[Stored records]
** Start **
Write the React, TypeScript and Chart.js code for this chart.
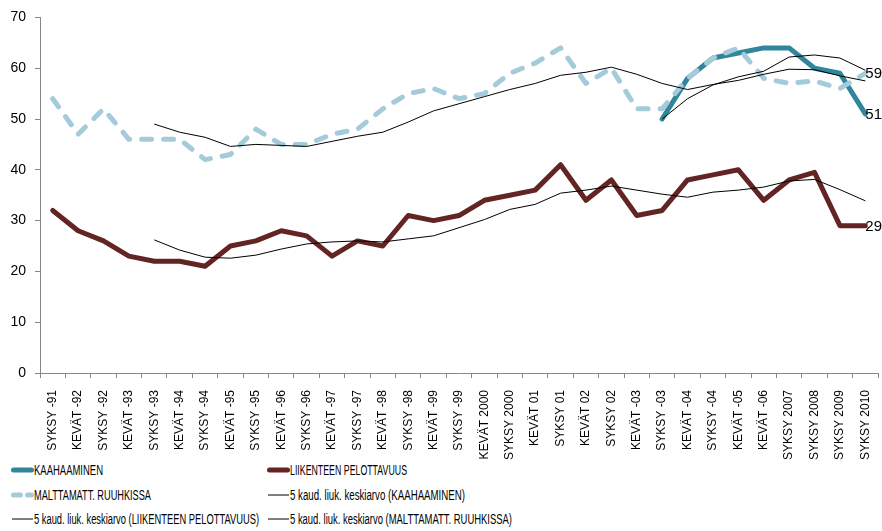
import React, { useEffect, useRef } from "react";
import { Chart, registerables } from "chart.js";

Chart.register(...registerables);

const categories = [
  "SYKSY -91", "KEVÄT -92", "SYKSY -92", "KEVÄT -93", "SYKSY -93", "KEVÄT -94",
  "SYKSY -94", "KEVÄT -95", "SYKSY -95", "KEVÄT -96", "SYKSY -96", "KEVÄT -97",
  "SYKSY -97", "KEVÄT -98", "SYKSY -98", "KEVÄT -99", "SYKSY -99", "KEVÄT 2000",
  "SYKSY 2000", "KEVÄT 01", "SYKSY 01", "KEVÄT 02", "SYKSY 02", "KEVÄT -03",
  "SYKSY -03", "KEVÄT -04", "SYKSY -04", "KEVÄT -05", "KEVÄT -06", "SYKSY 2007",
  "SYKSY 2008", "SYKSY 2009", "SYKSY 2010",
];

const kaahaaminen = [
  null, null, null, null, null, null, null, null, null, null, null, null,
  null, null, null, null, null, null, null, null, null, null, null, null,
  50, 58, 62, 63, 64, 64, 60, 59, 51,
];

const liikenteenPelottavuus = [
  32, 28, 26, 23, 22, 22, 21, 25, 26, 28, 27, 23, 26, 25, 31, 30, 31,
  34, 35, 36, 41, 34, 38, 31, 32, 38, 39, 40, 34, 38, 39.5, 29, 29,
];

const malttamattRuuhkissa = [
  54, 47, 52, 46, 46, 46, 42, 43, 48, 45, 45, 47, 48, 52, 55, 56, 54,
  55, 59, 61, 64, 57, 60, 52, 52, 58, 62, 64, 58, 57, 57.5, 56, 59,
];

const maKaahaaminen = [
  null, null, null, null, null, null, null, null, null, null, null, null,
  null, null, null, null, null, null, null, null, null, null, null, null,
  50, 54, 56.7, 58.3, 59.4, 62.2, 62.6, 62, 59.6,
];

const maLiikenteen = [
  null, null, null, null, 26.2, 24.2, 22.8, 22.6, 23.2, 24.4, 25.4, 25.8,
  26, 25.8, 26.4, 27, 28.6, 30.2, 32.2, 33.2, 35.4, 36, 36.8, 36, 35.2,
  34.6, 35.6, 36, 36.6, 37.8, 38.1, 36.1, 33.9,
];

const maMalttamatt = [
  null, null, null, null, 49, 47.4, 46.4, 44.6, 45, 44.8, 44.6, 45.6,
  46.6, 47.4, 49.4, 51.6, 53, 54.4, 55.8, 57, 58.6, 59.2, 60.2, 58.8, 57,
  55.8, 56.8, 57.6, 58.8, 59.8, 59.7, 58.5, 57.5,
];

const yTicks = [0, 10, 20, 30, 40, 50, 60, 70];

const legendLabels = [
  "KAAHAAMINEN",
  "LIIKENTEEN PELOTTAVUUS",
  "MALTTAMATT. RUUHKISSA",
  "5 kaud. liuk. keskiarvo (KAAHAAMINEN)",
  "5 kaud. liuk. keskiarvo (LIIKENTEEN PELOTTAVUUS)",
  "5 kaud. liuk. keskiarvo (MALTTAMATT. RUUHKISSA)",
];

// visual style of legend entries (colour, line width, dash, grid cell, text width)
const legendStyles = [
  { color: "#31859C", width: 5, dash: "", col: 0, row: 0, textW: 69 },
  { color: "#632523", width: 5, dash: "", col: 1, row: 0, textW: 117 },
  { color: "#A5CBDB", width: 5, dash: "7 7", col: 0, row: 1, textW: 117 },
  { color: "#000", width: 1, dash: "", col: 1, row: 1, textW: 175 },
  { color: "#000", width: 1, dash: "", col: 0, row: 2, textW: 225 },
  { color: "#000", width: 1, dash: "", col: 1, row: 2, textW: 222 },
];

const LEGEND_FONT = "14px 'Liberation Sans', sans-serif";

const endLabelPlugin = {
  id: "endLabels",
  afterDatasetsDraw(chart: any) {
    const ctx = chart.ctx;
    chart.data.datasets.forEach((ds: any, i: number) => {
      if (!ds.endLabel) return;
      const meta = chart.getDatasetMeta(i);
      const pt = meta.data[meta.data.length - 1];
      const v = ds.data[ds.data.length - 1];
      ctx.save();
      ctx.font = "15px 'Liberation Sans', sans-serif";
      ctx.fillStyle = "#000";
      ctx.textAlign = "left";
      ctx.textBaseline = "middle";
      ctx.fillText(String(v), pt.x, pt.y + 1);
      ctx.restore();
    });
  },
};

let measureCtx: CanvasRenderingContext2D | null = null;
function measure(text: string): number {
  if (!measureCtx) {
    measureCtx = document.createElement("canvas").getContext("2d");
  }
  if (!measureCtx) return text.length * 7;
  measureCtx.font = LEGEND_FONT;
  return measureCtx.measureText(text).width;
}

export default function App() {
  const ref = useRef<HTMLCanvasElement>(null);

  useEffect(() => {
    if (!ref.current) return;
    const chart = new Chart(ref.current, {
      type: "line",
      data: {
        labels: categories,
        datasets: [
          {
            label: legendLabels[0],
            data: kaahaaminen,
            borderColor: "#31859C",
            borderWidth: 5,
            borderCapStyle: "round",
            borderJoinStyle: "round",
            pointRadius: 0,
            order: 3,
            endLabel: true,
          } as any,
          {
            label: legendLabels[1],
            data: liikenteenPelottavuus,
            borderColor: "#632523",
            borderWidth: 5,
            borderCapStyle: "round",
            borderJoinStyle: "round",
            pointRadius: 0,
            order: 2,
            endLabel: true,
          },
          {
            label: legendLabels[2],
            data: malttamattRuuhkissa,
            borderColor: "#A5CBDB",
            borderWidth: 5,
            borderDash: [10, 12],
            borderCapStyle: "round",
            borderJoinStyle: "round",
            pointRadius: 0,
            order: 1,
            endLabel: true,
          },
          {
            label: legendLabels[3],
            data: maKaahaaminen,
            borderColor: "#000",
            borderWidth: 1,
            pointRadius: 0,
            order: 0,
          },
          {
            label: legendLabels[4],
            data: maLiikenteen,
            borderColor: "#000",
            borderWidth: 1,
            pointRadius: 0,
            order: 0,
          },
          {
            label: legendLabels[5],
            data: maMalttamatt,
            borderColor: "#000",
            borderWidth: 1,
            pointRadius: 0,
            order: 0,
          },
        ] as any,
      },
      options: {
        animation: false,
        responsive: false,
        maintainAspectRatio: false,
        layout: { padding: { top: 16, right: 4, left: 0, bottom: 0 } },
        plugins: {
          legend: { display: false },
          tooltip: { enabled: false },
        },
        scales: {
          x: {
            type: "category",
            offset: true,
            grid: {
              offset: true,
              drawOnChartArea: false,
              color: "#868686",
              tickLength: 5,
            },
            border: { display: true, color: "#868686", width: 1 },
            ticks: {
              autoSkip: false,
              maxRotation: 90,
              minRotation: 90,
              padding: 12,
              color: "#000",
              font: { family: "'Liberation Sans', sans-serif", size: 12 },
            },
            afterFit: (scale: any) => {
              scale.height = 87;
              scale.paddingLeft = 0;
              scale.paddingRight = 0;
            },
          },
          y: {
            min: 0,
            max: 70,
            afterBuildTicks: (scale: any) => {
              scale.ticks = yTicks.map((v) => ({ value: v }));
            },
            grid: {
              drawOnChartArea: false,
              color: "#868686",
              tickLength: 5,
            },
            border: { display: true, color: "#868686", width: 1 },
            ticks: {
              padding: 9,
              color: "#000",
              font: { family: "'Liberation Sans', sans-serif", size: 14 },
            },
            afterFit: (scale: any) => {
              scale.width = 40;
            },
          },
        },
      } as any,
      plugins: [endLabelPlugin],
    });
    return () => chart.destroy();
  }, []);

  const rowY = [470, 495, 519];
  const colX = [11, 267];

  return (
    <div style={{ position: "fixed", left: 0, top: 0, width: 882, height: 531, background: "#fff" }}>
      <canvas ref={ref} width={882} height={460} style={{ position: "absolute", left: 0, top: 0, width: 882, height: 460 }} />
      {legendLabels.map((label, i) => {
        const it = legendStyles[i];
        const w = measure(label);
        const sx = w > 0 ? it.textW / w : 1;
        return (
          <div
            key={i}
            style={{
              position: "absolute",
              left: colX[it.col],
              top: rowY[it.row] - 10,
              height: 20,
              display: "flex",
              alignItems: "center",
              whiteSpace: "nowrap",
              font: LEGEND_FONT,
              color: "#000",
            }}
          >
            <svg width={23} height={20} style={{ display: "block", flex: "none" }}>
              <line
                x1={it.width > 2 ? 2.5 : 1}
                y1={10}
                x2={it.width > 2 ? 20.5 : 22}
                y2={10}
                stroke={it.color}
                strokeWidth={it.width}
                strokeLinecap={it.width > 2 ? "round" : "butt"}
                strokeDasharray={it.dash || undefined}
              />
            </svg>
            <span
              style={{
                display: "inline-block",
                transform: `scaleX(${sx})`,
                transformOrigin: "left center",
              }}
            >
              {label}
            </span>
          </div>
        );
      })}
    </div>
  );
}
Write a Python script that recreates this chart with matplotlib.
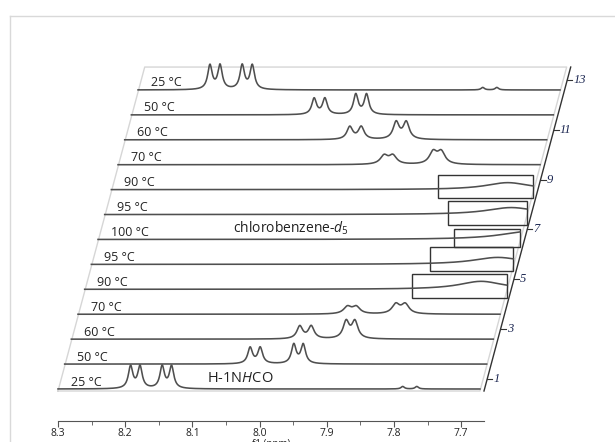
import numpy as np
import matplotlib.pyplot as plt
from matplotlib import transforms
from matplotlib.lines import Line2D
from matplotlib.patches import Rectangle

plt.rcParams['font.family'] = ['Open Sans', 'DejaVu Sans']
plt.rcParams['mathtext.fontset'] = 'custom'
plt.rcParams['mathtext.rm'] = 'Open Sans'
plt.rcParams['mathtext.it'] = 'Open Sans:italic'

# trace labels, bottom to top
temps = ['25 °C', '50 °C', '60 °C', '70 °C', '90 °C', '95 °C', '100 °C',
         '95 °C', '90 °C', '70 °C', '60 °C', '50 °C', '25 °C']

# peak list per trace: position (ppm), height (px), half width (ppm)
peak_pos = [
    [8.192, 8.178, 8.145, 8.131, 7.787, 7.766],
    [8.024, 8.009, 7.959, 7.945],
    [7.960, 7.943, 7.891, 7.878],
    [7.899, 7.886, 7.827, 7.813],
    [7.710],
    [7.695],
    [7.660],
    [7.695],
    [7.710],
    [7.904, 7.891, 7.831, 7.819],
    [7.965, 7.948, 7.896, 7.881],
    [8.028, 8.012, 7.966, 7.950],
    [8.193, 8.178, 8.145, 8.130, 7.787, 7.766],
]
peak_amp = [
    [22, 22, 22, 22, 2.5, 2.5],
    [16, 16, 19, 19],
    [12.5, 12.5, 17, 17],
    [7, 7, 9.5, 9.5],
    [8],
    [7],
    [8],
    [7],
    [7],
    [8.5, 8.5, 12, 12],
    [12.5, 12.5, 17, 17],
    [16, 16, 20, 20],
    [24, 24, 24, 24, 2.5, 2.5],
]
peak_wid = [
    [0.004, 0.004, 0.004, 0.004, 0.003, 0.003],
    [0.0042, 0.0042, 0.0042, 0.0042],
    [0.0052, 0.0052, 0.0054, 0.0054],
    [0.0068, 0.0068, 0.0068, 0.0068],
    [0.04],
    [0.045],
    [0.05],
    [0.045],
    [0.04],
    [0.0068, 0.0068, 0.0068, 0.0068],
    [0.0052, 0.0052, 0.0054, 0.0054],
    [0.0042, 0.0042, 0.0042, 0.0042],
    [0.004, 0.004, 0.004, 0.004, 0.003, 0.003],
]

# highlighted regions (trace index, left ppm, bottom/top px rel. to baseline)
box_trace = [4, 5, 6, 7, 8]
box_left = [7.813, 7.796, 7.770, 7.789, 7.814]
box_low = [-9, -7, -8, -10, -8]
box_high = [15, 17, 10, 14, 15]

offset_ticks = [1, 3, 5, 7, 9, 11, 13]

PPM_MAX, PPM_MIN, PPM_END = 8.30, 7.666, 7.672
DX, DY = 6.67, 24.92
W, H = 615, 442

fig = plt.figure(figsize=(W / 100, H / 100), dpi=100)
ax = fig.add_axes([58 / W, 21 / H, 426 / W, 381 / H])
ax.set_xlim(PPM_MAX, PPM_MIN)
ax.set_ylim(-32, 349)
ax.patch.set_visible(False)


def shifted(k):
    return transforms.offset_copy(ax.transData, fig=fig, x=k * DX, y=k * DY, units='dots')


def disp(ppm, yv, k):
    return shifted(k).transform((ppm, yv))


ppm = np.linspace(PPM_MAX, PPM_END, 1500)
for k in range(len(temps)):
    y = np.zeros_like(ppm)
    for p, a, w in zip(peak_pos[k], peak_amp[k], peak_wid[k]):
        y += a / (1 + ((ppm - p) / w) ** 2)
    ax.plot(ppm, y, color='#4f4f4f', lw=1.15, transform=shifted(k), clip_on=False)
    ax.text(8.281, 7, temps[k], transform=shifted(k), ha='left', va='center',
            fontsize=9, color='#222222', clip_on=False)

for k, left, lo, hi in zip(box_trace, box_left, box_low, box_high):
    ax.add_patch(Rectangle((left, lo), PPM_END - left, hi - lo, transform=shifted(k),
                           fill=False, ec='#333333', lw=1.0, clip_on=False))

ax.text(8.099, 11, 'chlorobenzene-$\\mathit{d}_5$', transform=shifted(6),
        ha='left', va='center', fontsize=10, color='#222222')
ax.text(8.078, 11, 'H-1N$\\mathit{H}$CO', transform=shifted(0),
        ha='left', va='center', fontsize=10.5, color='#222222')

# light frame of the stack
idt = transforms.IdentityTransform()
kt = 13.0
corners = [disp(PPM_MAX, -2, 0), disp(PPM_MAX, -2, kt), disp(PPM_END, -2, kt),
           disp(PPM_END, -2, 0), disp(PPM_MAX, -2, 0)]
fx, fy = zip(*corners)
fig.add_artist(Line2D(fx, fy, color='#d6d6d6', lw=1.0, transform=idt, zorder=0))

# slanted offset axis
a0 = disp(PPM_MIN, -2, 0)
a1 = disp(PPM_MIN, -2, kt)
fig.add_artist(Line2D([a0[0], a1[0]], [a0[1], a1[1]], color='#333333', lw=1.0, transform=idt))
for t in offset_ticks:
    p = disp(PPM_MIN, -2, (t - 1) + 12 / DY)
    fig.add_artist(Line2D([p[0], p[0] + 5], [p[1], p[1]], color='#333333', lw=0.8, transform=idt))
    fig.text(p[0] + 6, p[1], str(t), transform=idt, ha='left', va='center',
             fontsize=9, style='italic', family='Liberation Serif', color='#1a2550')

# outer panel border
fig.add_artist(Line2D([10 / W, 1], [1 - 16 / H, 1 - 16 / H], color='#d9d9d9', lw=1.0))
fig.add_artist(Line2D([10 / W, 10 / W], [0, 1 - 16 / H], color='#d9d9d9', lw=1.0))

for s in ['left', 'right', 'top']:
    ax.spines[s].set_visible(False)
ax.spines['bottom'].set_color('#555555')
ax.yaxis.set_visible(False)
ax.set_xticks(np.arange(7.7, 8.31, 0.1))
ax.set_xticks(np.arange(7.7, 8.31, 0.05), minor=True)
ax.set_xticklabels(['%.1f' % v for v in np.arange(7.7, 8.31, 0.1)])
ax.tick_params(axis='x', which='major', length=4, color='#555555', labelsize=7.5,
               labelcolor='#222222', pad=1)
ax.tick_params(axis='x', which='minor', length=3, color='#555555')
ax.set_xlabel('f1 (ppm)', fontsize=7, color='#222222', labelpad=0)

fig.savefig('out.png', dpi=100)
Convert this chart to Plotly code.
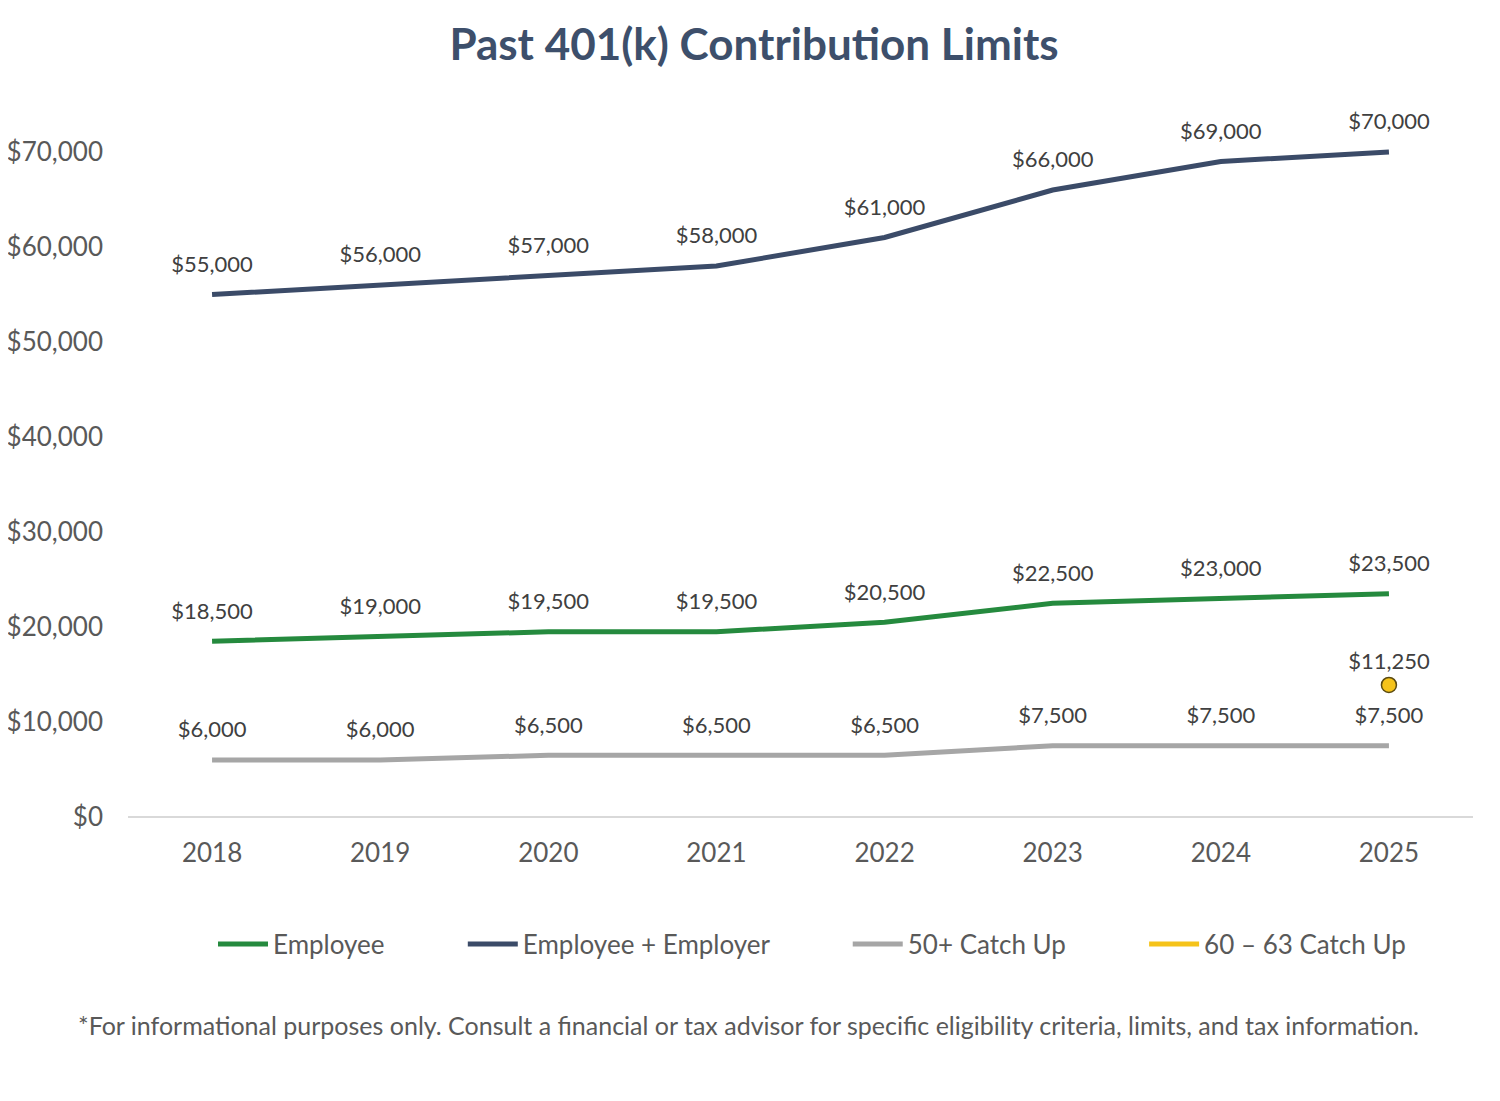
** End **
[Written task]
From the listing above, restate verbatim the lines running from the one with "Write a Python" through the one with "from matplotlib.patches import Rectangle", inclusive, but not the pictures.

[The output]
Write a Python script that recreates this chart with matplotlib.
import numpy as np
import matplotlib.pyplot as plt
from matplotlib import transforms
from matplotlib.lines import Line2D
from matplotlib.patches import Rectangle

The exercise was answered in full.